Within the records that follow, find every line containing the string "matplotlib". Copy those lines.

Data for this task:
# # # #

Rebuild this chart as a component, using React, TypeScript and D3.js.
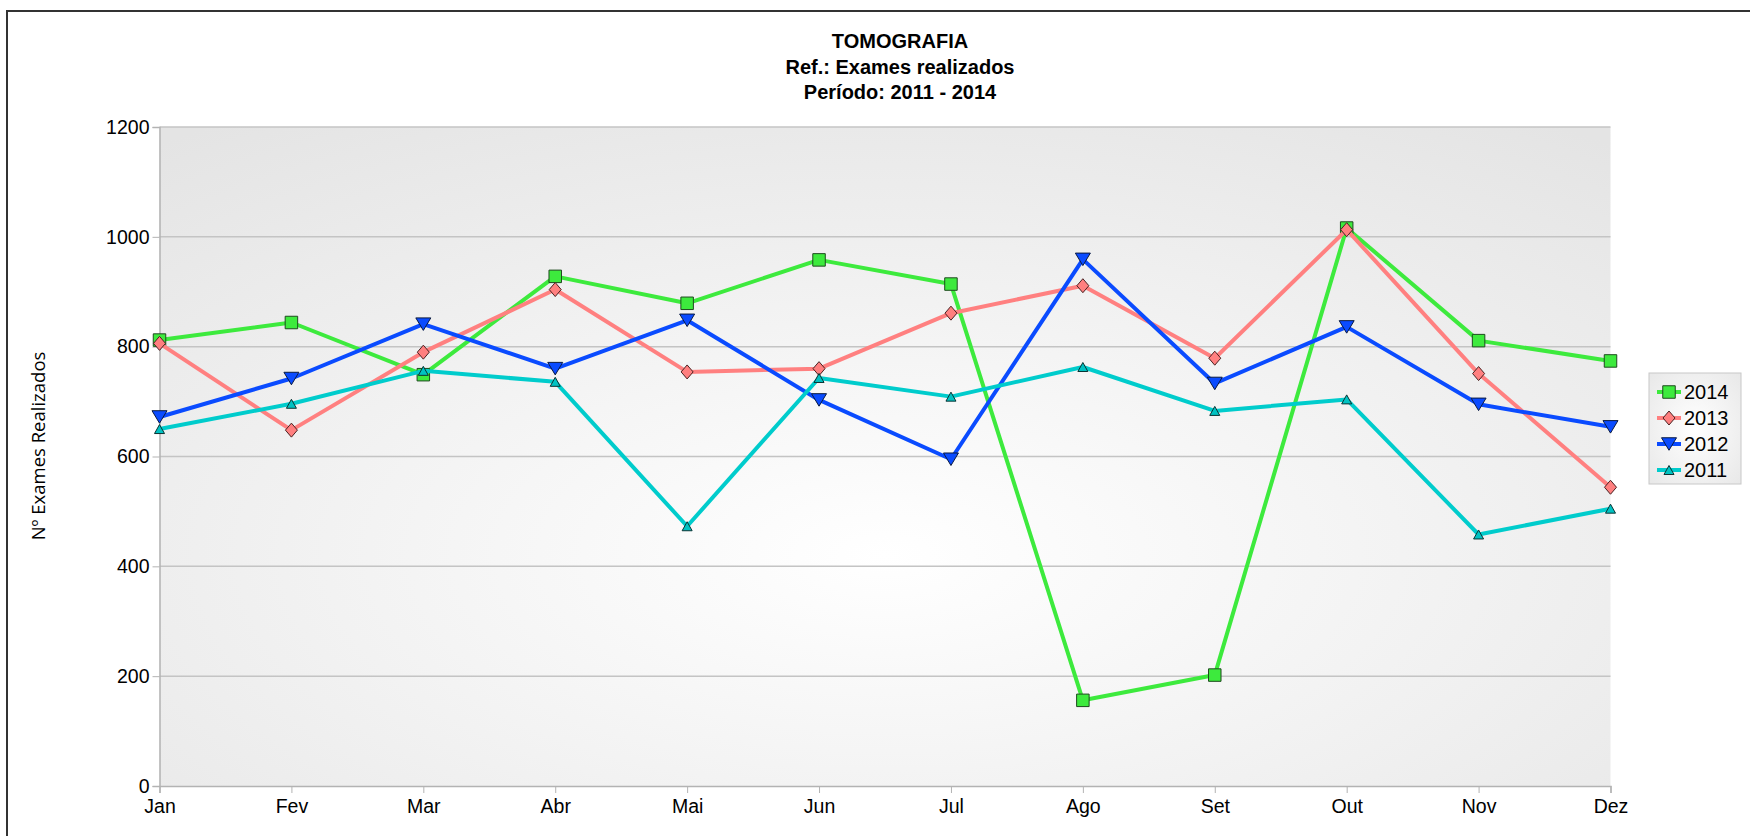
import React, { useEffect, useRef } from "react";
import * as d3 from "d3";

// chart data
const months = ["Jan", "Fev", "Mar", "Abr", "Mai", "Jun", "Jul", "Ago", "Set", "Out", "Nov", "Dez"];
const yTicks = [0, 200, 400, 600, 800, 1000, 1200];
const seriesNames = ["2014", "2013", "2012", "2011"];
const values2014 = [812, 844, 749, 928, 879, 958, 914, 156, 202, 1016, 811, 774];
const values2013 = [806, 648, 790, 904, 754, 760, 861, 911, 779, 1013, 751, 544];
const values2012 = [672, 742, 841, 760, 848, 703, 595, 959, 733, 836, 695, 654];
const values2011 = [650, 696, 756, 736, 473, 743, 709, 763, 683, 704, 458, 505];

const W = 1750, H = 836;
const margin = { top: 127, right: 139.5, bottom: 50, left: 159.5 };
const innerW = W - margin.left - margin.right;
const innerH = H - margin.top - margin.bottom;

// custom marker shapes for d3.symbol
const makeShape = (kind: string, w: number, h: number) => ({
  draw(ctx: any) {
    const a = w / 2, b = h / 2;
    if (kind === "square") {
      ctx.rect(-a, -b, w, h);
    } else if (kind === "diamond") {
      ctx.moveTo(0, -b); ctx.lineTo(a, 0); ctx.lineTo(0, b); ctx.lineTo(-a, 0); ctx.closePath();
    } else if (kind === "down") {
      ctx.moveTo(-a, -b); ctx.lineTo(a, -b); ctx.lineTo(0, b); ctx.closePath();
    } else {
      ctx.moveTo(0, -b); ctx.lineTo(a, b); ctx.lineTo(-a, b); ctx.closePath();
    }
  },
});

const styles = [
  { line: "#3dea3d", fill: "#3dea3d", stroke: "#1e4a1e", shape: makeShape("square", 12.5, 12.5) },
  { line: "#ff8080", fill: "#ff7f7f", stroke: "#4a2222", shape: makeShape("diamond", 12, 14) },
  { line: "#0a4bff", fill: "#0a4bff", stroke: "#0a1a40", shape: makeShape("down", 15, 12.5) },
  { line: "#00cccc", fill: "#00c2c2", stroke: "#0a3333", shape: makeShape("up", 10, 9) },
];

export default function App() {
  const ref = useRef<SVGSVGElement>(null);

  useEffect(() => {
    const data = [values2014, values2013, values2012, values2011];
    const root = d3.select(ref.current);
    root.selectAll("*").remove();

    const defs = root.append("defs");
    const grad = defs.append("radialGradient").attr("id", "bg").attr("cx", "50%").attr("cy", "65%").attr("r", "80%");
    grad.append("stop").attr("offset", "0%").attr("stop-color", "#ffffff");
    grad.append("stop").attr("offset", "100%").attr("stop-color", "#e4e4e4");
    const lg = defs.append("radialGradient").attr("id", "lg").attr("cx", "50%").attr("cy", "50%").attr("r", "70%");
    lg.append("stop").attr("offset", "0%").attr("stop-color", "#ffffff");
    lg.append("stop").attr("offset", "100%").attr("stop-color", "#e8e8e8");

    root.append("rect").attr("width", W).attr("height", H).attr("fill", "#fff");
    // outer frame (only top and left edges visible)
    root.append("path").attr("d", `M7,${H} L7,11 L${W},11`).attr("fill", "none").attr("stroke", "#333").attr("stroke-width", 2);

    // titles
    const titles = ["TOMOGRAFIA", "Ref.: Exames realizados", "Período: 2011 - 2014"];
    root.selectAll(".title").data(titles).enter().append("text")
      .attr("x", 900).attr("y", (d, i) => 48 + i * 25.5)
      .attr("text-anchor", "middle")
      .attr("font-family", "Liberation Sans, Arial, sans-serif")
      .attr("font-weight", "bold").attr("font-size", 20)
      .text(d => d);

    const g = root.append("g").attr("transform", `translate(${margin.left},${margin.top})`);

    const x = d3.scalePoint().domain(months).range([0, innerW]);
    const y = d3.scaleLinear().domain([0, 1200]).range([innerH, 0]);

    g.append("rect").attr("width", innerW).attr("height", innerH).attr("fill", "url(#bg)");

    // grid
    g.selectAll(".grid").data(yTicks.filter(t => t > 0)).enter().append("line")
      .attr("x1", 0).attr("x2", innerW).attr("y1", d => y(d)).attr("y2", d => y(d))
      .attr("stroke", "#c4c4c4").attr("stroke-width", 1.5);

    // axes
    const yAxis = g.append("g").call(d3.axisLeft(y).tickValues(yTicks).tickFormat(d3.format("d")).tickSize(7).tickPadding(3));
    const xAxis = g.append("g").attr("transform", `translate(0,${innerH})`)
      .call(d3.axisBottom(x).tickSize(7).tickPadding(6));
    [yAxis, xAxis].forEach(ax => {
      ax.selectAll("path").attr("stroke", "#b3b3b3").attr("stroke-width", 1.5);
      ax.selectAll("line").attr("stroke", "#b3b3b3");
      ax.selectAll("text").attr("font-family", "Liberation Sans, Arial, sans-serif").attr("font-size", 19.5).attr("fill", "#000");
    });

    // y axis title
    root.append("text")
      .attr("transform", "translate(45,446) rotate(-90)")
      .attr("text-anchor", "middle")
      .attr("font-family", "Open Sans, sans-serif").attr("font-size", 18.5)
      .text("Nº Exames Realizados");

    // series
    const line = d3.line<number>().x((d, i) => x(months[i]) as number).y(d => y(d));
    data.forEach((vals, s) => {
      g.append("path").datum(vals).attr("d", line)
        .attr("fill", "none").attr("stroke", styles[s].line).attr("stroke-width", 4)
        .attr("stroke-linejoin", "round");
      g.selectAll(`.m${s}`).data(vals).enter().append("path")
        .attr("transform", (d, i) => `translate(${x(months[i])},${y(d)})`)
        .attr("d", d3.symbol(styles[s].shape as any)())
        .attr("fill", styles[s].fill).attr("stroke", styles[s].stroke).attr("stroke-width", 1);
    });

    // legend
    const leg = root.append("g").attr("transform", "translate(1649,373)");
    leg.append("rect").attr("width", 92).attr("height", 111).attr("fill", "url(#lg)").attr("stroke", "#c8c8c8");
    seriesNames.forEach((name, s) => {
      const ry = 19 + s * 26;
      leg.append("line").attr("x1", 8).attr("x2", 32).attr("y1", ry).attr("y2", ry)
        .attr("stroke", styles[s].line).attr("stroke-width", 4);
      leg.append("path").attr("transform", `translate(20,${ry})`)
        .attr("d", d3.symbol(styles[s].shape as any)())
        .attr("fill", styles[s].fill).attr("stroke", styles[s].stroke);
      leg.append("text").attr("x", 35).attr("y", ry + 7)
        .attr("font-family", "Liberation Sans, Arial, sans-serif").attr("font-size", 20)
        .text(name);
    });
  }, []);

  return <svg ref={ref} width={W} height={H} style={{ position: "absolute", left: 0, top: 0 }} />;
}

# # # #

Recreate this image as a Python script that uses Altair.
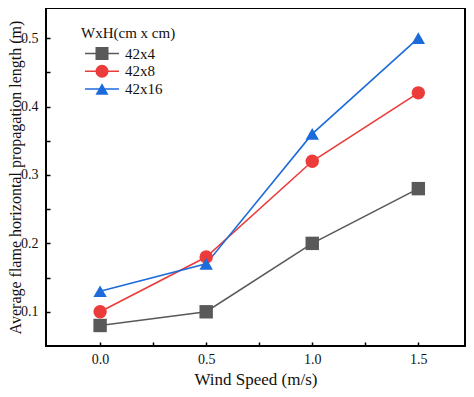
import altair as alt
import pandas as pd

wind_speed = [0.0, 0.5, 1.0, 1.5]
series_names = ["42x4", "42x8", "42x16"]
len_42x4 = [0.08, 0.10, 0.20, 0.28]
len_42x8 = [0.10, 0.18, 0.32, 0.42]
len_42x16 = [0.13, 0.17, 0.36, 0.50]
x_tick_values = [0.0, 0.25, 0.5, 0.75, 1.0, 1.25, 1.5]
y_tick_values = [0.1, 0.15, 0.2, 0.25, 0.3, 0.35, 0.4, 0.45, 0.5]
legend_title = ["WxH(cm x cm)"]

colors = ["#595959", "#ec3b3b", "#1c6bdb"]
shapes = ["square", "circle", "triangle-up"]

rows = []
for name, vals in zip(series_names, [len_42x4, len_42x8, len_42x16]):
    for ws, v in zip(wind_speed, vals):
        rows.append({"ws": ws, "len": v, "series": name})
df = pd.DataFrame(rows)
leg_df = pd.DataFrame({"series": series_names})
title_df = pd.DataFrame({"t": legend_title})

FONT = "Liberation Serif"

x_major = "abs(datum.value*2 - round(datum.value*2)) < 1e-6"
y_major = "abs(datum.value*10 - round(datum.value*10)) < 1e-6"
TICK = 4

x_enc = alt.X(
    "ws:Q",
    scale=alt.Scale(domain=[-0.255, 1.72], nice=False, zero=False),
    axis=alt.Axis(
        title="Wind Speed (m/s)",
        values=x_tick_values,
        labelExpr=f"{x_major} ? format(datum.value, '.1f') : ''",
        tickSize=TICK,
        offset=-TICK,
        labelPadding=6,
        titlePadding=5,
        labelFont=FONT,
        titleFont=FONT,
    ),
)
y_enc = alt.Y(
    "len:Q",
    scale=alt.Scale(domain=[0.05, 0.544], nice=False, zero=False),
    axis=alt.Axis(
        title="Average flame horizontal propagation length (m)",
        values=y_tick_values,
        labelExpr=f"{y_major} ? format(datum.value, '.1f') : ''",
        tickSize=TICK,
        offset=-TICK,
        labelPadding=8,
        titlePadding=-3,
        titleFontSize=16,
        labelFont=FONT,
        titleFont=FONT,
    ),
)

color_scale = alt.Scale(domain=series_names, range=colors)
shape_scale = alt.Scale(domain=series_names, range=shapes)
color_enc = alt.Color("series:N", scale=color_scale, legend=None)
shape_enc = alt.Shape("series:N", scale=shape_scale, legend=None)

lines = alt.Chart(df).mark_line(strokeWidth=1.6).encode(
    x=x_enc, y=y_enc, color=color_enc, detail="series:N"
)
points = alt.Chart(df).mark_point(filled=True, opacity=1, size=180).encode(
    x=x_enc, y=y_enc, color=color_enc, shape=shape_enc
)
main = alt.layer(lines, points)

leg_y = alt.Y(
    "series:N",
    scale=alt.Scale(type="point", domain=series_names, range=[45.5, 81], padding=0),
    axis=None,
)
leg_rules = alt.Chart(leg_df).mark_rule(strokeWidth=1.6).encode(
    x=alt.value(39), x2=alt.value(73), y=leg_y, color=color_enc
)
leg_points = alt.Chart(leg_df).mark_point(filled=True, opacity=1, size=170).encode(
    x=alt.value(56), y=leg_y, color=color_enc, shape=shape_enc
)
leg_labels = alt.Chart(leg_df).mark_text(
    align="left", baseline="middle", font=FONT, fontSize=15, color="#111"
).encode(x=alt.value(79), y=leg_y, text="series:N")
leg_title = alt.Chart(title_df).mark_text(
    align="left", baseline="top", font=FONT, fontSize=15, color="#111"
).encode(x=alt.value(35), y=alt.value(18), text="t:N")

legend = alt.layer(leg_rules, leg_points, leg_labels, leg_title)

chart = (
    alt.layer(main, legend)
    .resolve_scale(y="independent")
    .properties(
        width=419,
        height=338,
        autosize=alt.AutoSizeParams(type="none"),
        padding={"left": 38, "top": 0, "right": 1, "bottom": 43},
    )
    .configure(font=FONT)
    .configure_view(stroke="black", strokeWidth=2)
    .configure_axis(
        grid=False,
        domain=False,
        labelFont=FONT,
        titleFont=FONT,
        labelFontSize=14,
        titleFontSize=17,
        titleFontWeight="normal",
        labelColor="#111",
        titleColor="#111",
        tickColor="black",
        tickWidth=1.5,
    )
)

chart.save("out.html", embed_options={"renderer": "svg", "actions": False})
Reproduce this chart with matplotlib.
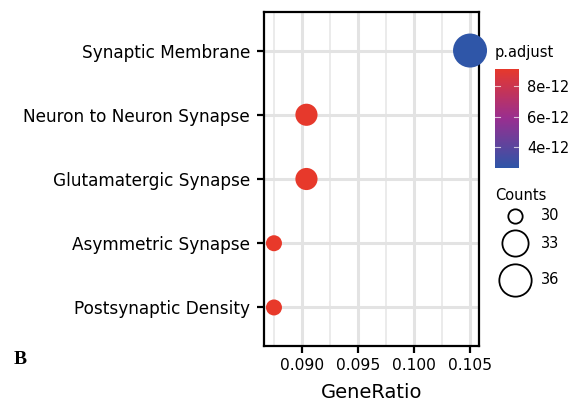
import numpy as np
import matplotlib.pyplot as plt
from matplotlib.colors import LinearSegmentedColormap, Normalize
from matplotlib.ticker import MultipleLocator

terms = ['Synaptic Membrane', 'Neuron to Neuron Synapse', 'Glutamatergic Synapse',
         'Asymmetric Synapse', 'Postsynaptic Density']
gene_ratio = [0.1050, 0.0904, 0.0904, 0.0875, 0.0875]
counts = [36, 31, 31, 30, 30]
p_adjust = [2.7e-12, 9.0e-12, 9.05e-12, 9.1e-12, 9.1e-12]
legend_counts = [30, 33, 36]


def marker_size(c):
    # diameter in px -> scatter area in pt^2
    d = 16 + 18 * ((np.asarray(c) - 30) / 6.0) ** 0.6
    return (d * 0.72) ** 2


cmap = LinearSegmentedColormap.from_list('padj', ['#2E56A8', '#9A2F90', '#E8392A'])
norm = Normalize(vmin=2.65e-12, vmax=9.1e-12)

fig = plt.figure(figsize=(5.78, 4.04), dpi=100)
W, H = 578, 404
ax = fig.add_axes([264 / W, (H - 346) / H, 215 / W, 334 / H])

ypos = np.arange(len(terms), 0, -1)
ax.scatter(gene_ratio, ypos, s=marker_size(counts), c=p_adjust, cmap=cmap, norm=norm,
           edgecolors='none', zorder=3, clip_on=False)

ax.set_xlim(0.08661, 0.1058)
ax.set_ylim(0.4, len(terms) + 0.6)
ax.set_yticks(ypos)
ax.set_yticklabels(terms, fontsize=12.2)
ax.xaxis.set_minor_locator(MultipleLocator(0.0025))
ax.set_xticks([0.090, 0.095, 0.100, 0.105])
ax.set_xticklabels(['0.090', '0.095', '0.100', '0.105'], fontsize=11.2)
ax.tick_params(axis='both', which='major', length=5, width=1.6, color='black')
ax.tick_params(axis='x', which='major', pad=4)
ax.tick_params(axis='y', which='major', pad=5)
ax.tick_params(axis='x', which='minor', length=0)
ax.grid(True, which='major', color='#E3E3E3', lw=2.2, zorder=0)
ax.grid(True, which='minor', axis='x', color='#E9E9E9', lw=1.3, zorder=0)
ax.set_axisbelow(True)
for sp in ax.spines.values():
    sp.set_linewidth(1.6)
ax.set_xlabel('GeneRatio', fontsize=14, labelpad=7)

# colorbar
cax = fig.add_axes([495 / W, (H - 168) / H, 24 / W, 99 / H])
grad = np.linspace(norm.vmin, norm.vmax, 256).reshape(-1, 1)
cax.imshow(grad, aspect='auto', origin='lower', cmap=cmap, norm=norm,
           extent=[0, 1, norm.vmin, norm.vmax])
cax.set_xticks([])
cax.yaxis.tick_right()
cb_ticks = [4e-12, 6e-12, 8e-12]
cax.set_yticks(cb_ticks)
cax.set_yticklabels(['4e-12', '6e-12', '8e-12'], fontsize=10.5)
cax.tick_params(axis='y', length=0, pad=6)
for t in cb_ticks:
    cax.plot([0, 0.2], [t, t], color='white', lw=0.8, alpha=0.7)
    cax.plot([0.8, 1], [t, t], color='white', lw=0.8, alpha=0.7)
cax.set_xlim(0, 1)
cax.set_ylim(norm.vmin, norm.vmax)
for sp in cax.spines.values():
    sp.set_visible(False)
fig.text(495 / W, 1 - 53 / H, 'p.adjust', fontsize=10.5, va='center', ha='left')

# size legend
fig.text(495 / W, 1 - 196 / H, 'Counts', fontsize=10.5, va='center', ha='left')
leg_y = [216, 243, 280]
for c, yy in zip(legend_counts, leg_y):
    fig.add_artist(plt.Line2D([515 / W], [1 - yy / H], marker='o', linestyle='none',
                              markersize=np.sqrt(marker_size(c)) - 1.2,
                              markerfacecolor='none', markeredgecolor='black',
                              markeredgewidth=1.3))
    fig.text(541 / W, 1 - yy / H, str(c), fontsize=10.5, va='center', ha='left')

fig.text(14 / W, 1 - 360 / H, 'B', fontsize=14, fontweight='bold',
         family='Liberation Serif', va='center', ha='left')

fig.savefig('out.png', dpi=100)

# # # #

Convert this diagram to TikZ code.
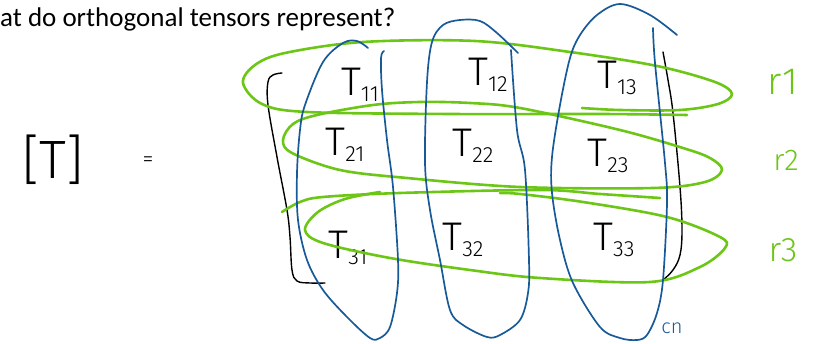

# # # #

Finished answer:
Reproduce this chart with matplotlib.
import matplotlib.pyplot as plt
from matplotlib.colors import LinearSegmentedColormap, Normalize
from matplotlib.ticker import MultipleLocator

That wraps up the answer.